The Privacy-Utility Trade-off in the Topics API
Mário S. Alvim, Natasha Fernandes, Annabelle McIver, Gabriel H. Nunes
TL;DR
The paper addresses the privacy-utility trade-off of Google's Topics API, positioned as an alternative to third-party cookies in privacy-preserving advertising. It builds a formal model using Quantitative Information Flow to quantify privacy leakage and advertising utility, deriving average- and max-case bounds that account for unknown correlations and the differential privacy parameter $\epsilon$. The authors provide novel theoretical results and validate them with real-world AOL-derived datasets, showing that generalization and bounded noise substantially reduce leakage, while DP adds plausible deniability; however, max-case capacities can remain large for bigger taxonomies.
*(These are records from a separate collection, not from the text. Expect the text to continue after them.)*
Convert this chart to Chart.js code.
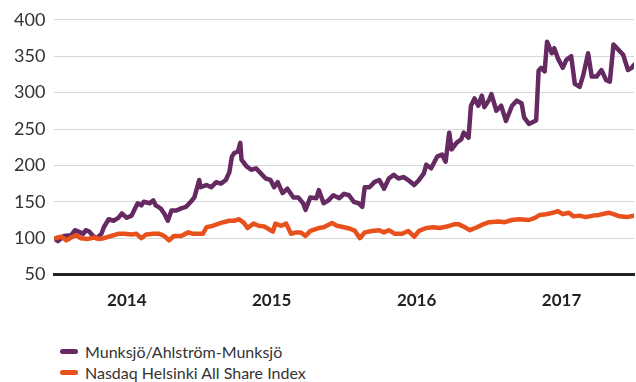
<!DOCTYPE html>
<html>
<head>
<meta charset="utf-8">
<script src="https://cdn.jsdelivr.net/npm/chart.js@4.4.1/dist/chart.umd.min.js"></script>
<style>
  html, body { margin: 0; padding: 0; background: #fff; }
  #wrap { position: relative; width: 636px; height: 382px; }
  #box { position: absolute; left: 0; top: 0; width: 636px; height: 331px; }
  #legend { position: absolute; left: 60px; top: 341px; font-family: Lato, sans-serif; font-size: 16px; color: #333; }
  #legend .row { display: flex; align-items: center; height: 21px; }
  #legend .mark { width: 18px; height: 5px; border-radius: 3px; margin-right: 7px; }
</style>
</head>
<body>
<div id="wrap">
  <div id="box"><canvas id="shareChart"></canvas></div>
  <div id="legend"></div>
</div>
<script>
// months since start of 2014
const munksjoMonths = [0.0, 0.3, 0.8, 1.4, 1.7, 2.0, 2.4, 2.6, 2.9, 3.2, 3.5, 3.9, 4.1, 4.5, 4.9, 5.3, 5.6, 6.0, 6.4, 6.6,
  6.9, 7.2, 7.4, 7.9, 8.2, 8.4, 8.8, 9.1, 9.4, 9.7, 10.1, 10.5, 10.9, 11.3, 11.6, 12.0, 12.1, 12.6, 13.0, 13.4,
  13.8, 14.2, 14.5, 14.7, 14.9, 15.2, 15.4, 15.5, 15.9, 16.3, 16.7, 17.1, 17.5, 17.9, 18.2, 18.5, 18.9, 19.3, 19.8, 20.2,
  20.6, 20.8, 21.2, 21.7, 21.9, 22.3, 22.7, 23.1, 23.6, 24.0, 24.4, 24.8, 25.2, 25.5, 25.7, 26.1, 26.5, 26.9, 27.3, 27.7,
  28.1, 28.5, 28.9, 29.3, 29.8, 30.2, 30.6, 30.8, 31.2, 31.7, 32.1, 32.4, 32.7, 32.9, 33.3, 33.7, 33.9, 34.3, 34.5, 34.8,
  35.1, 35.4, 35.6, 36.0, 36.2, 36.6, 37.0, 37.4, 37.9, 38.3, 38.7, 38.9, 39.3, 39.8, 39.9, 40.1, 40.3, 40.6, 40.8, 41.2,
  41.4, 41.7, 42.1, 42.4, 42.8, 43.1, 43.5, 43.8, 44.2, 44.5, 44.9, 45.3, 45.7, 46.0, 46.3, 46.7, 47.1, 47.5, 47.8, 48.0];
const munksjoValues = [99, 96, 103, 104, 111, 109, 106, 111, 109, 103, 100, 106, 115, 126, 124, 128, 134, 128, 131, 138,
  148, 145, 150, 148, 152, 145, 141, 134, 124, 138, 138, 141, 143, 150, 156, 180, 170, 173, 170, 177,
  175, 180, 191, 212, 217, 219, 231, 208, 199, 194, 196, 189, 182, 180, 170, 177, 162, 168, 156, 156,
  148, 139, 156, 155, 166, 148, 152, 159, 155, 161, 159, 150, 148, 143, 170, 170, 177, 180, 168, 182,
  187, 182, 184, 180, 173, 180, 189, 201, 196, 212, 215, 205, 245, 222, 231, 236, 245, 238, 282, 292,
  282, 296, 280, 290, 298, 275, 282, 261, 282, 289, 285, 266, 257, 261, 262, 330, 334, 329, 370, 354,
  361, 347, 334, 345, 350, 312, 308, 324, 354, 322, 322, 331, 317, 315, 366, 359, 352, 331, 334, 338];

const helsinkiMonths = [0.0, 0.6, 1.0, 1.4, 1.8, 2.2, 2.8, 3.3, 3.7, 4.1, 4.7, 5.3, 5.8, 6.4, 6.8, 7.2, 7.6, 8.2, 8.7, 9.1,
  9.5, 9.9, 10.5, 11.1, 11.5, 11.9, 12.3, 12.6, 13.1, 13.8, 14.5, 14.9, 15.3, 15.7, 16.0, 16.5, 16.9, 17.4, 17.7, 18.1,
  18.3, 18.8, 19.2, 19.6, 20.0, 20.4, 20.8, 21.2, 21.9, 22.3, 23.0, 23.4, 24.0, 24.5, 24.9, 25.3, 25.7, 26.3, 26.9, 27.3,
  27.7, 28.2, 28.8, 29.3, 29.8, 30.2, 30.8, 31.4, 31.9, 32.5, 33.1, 33.5, 34.0, 34.4, 35.0, 35.5, 36.0, 36.8, 37.3, 37.9,
  38.5, 39.3, 39.8, 40.2, 40.7, 41.3, 41.7, 42.1, 42.6, 43.0, 43.5, 44.0, 44.6, 45.1, 45.9, 46.3, 46.8, 47.4, 48.0];
const helsinkiValues = [100, 102, 97, 101, 104, 100, 99, 101, 99, 100, 103, 106, 106, 105, 106, 100, 105, 106, 106, 103,
  97, 103, 103, 108, 106, 106, 106, 115, 117, 121, 124, 124, 126, 121, 114, 120, 117, 116, 113, 109,
  120, 117, 120, 106, 108, 108, 103, 110, 114, 115, 121, 117, 115, 113, 110, 100, 108, 110, 111, 108,
  111, 106, 106, 110, 102, 110, 114, 115, 114, 116, 119, 119, 115, 111, 115, 119, 122, 123, 122, 125,
  126, 125, 128, 132, 133, 135, 137, 133, 135, 130, 131, 129, 131, 132, 135, 133, 130, 129, 131];

const yearLabels = ['2014', '2015', '2016', '2017'];
const seriesNames = ['Munksjö/Ahlström-Munksjö', 'Nasdaq Helsinki All Share Index'];
const seriesColors = ['#662a63', '#e8501c'];

function toPoints(xs, ys) {
  return xs.map((x, i) => ({ x: x, y: ys[i] }));
}

const ctx = document.getElementById('shareChart').getContext('2d');

new Chart(ctx, {
  type: 'line',
  data: {
    datasets: [
      {
        label: seriesNames[1],
        data: toPoints(helsinkiMonths, helsinkiValues),
        borderColor: seriesColors[1],
        borderWidth: 4.5,
        pointRadius: 0,
        tension: 0,
        borderJoinStyle: 'round',
        borderCapStyle: 'round'
      },
      {
        label: seriesNames[0],
        data: toPoints(munksjoMonths, munksjoValues),
        borderColor: seriesColors[0],
        borderWidth: 4.5,
        pointRadius: 0,
        tension: 0,
        borderJoinStyle: 'round',
        borderCapStyle: 'round'
      }
    ]
  },
  options: {
    responsive: true,
    maintainAspectRatio: false,
    animation: false,
    layout: { padding: { left: 5, right: 2, top: 19, bottom: 4 } },
    plugins: {
      legend: { display: false },
      tooltip: { enabled: false }
    },
    scales: {
      x: {
        type: 'linear',
        min: 0,
        max: 48,
        afterBuildTicks: function (scale) {
          scale.ticks = yearLabels.map((_, i) => ({ value: i * 12 + 6 }));
        },
        grid: { display: false, drawTicks: false },
        border: { display: true, color: '#222', width: 3 },
        ticks: {
          padding: 16,
          color: '#222',
          font: { family: 'Lato', size: 17, weight: 'bold' },
          callback: function (value) {
            return yearLabels[Math.round((value - 6) / 12)];
          }
        }
      },
      y: {
        min: 50,
        max: 400,
        grid: {
          display: true,
          drawTicks: false,
          color: '#d8d8d8',
          lineWidth: 1
        },
        border: { display: false },
        ticks: {
          stepSize: 50,
          padding: 9,
          color: '#333',
          font: { family: 'Lato', size: 18 }
        }
      }
    }
  }
});

// legend rows under the chart
const legendEl = document.getElementById('legend');
seriesNames.forEach(function (name, i) {
  const row = document.createElement('div');
  row.className = 'row';
  const mark = document.createElement('span');
  mark.className = 'mark';
  mark.style.background = seriesColors[i];
  const txt = document.createElement('span');
  txt.textContent = name;
  row.appendChild(mark);
  row.appendChild(txt);
  legendEl.appendChild(row);
});
</script>
</body>
</html>
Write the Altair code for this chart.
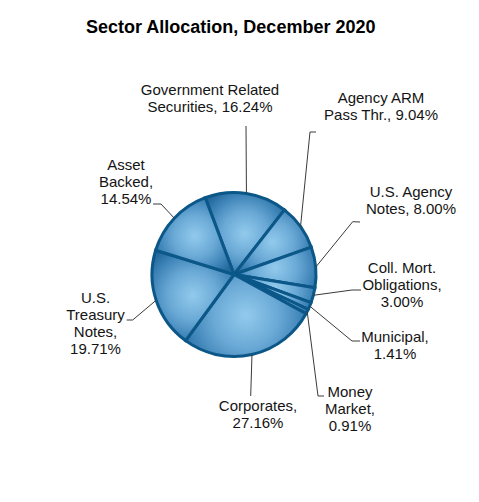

The work yields practical guidance on how taxonomy size, top-$s$ set size, and the DP parameter influence privacy risk and IBA utility, and provides datasets and code to evaluate future API updates and taxonomy choices.
Abstract
The ongoing deprecation of third-party cookies by web browser vendors has sparked the proposal of alternative methods to support more privacy-preserving personalized advertising on web browsers and applications. The Topics API is being proposed by Google to provide third-parties with "coarse-grained advertising topics that the page visitor might currently be interested in". In this paper, we analyze the re-identification risks for individual Internet users and the utility provided to advertising companies by the Topics API, i.e. learning the most popular topics and distinguishing between real and random topics. We provide theoretical results dependent only on the API parameters that can be readily applied to evaluate the privacy and utility implications of future API updates, including novel general upper-bounds that account for adversaries with access to unknown, arbitrary side information, the value of the differential privacy parameter $ε$, and experimental results on real-world data that validate our theoretical model.